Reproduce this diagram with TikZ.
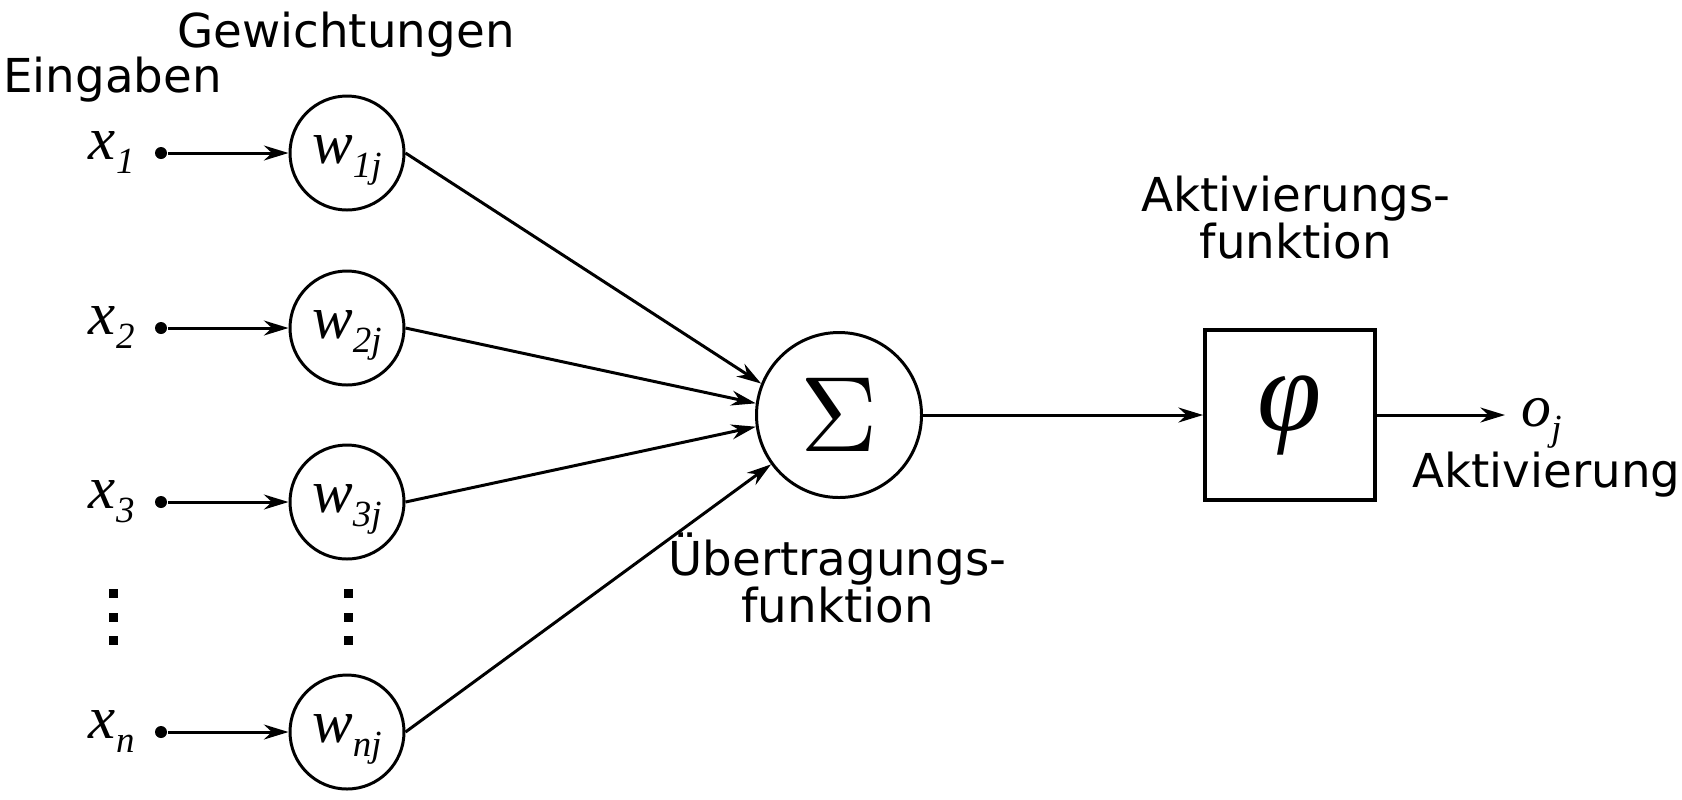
\RequirePackage{fix-cm}
\documentclass[tikz,border=0pt]{standalone}
\usepackage[no-math]{fontspec}
\setmainfont{DejaVu Sans}
\newfontfamily\timesfont{Liberation Serif}
\usetikzlibrary{arrows.meta}

\newcommand{\subidx}[1]{\lower8.5pt\hbox{\fontsize{21}{22}\selectfont #1}}

\begin{document}
\begin{tikzpicture}[>={Stealth[length=14pt,width=8.5pt]},
                    line width=1.7pt,
                    font=\fontsize{26.6}{26.2}\selectfont,
                    weight/.style={circle,draw,inner sep=0pt,minimum size=2.28cm,
                      font=\timesfont\itshape\fontsize{34.7}{36}\selectfont,
                      text height=22pt,text depth=10.6pt},
                    input/.style={anchor=base east,inner sep=0pt,
                      font=\timesfont\itshape\fontsize{34.7}{36}\selectfont},
                    dot/.style={circle,fill,inner sep=0pt,minimum size=0.24cm},
                    caption/.style={anchor=base,inner sep=0pt,align=center}]
              \useasboundingbox (0,0) rectangle (33.64,-15.98);
              % captions
              \node[caption] (eingaben) at (2.25,-1.84) {Eingaben};
              \node[caption] (gewicht) at (6.92,-0.94) {Gewichtungen};
              % inputs and weights
              \node[input] (x1) at (2.72,-3.18) {x\subidx{1}};
              \node[input] (x2) at (2.72,-6.68) {x\subidx{2}};
              \node[input] (x3) at (2.72,-10.16) {x\subidx{3}};
              \node[input] (xn) at (2.72,-14.76) {x\subidx{n}};
              \node[dot] (d1) at (3.22,-3.06) {};
              \node[dot] (d2) at (3.22,-6.56) {};
              \node[dot] (d3) at (3.22,-10.04) {};
              \node[dot] (dn) at (3.22,-14.64) {};
              \node[weight] (w1) at (6.94,-3.06) {w\subidx{1j}};
              \node[weight] (w2) at (6.94,-6.56) {w\subidx{2j}};
              \node[weight] (w3) at (6.94,-10.04) {w\subidx{3j}};
              \node[weight] (wn) at (6.94,-14.64) {w\subidx{nj}};
              % vertical dots
              \foreach \xx in {2.26,6.96}
                \foreach \yy in {-11.86,-12.34,-12.80}
                  \fill (\xx-0.09,\yy-0.09) rectangle ++(0.18,0.18);
              % sum and activation
              \node[circle,draw,inner sep=0pt,minimum size=3.30cm,
                    font=\fontsize{10}{12}\selectfont] (sum) at (16.78,-8.30) {\scalebox{6.1}{$\Sigma$}};
              \node[caption] (uebertr) at (16.75,-12.44) {Übertragungs-\\funktion};
              \node[draw,inner sep=0pt,minimum size=3.40cm,line width=2.2pt,
                    font=\timesfont\itshape\fontsize{66}{66}\selectfont] (phi) at (25.80,-8.30) {φ};
              \node[caption] (aktfkt) at (25.92,-5.16) {Aktivierungs-\\funktion};
              \coordinate (out) at (30.10,-8.30);
              \node[anchor=base west,inner sep=0pt,
                    font=\timesfont\itshape\fontsize{34}{34}\selectfont] (oj) at (30.40,-8.52) {o\subidx{j}};
              \node[anchor=base west,inner sep=0pt] (akt) at (28.22,-9.74) {Aktivierung};
              % connectors
              \draw[->] (d1) -- (w1);
              \draw[->] (d2) -- (w2);
              \draw[->] (d3) -- (w3);
              \draw[->] (dn) -- (wn);
              \draw[->] (w1.east) -- (sum.158);
              \draw[->] (w2.east) -- (sum.172);
              \draw[->] (w3.east) -- (sum.188);
              \draw[->] (wn.east) -- (sum.216);
              \draw[->] (sum) -- (phi);
              \draw[->] (phi) -- (out);
\end{tikzpicture}
\end{document}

TASK INSTRUCTIONS: Reproduce every line of the material precisely, omitting its pictures.

EXERCISE SOLUTION:
Reproduce this diagram with TikZ.
\RequirePackage{fix-cm}
\documentclass[tikz,border=0pt]{standalone}
\usepackage[no-math]{fontspec}
\setmainfont{DejaVu Sans}
\newfontfamily\timesfont{Liberation Serif}
\usetikzlibrary{arrows.meta}

\newcommand{\subidx}[1]{\lower8.5pt\hbox{\fontsize{21}{22}\selectfont #1}}

\begin{document}
\begin{tikzpicture}[>={Stealth[length=14pt,width=8.5pt]},
                    line width=1.7pt,
                    font=\fontsize{26.6}{26.2}\selectfont,
                    weight/.style={circle,draw,inner sep=0pt,minimum size=2.28cm,
                      font=\timesfont\itshape\fontsize{34.7}{36}\selectfont,
                      text height=22pt,text depth=10.6pt},
                    input/.style={anchor=base east,inner sep=0pt,
                      font=\timesfont\itshape\fontsize{34.7}{36}\selectfont},
                    dot/.style={circle,fill,inner sep=0pt,minimum size=0.24cm},
                    caption/.style={anchor=base,inner sep=0pt,align=center}]
              \useasboundingbox (0,0) rectangle (33.64,-15.98);
              % captions
              \node[caption] (eingaben) at (2.25,-1.84) {Eingaben};
              \node[caption] (gewicht) at (6.92,-0.94) {Gewichtungen};
              % inputs and weights
              \node[input] (x1) at (2.72,-3.18) {x\subidx{1}};
              \node[input] (x2) at (2.72,-6.68) {x\subidx{2}};
              \node[input] (x3) at (2.72,-10.16) {x\subidx{3}};
              \node[input] (xn) at (2.72,-14.76) {x\subidx{n}};
              \node[dot] (d1) at (3.22,-3.06) {};
              \node[dot] (d2) at (3.22,-6.56) {};
              \node[dot] (d3) at (3.22,-10.04) {};
              \node[dot] (dn) at (3.22,-14.64) {};
              \node[weight] (w1) at (6.94,-3.06) {w\subidx{1j}};
              \node[weight] (w2) at (6.94,-6.56) {w\subidx{2j}};
              \node[weight] (w3) at (6.94,-10.04) {w\subidx{3j}};
              \node[weight] (wn) at (6.94,-14.64) {w\subidx{nj}};
              % vertical dots
              \foreach \xx in {2.26,6.96}
                \foreach \yy in {-11.86,-12.34,-12.80}
                  \fill (\xx-0.09,\yy-0.09) rectangle ++(0.18,0.18);
              % sum and activation
              \node[circle,draw,inner sep=0pt,minimum size=3.30cm,
                    font=\fontsize{10}{12}\selectfont] (sum) at (16.78,-8.30) {\scalebox{6.1}{$\Sigma$}};
              \node[caption] (uebertr) at (16.75,-12.44) {Übertragungs-\\funktion};
              \node[draw,inner sep=0pt,minimum size=3.40cm,line width=2.2pt,
                    font=\timesfont\itshape\fontsize{66}{66}\selectfont] (phi) at (25.80,-8.30) {φ};
              \node[caption] (aktfkt) at (25.92,-5.16) {Aktivierungs-\\funktion};
              \coordinate (out) at (30.10,-8.30);
              \node[anchor=base west,inner sep=0pt,
                    font=\timesfont\itshape\fontsize{34}{34}\selectfont] (oj) at (30.40,-8.52) {o\subidx{j}};
              \node[anchor=base west,inner sep=0pt] (akt) at (28.22,-9.74) {Aktivierung};
              % connectors
              \draw[->] (d1) -- (w1);
              \draw[->] (d2) -- (w2);
              \draw[->] (d3) -- (w3);
              \draw[->] (dn) -- (wn);
              \draw[->] (w1.east) -- (sum.158);
              \draw[->] (w2.east) -- (sum.172);
              \draw[->] (w3.east) -- (sum.188);
              \draw[->] (wn.east) -- (sum.216);
              \draw[->] (sum) -- (phi);
              \draw[->] (phi) -- (out);
\end{tikzpicture}
\end{document}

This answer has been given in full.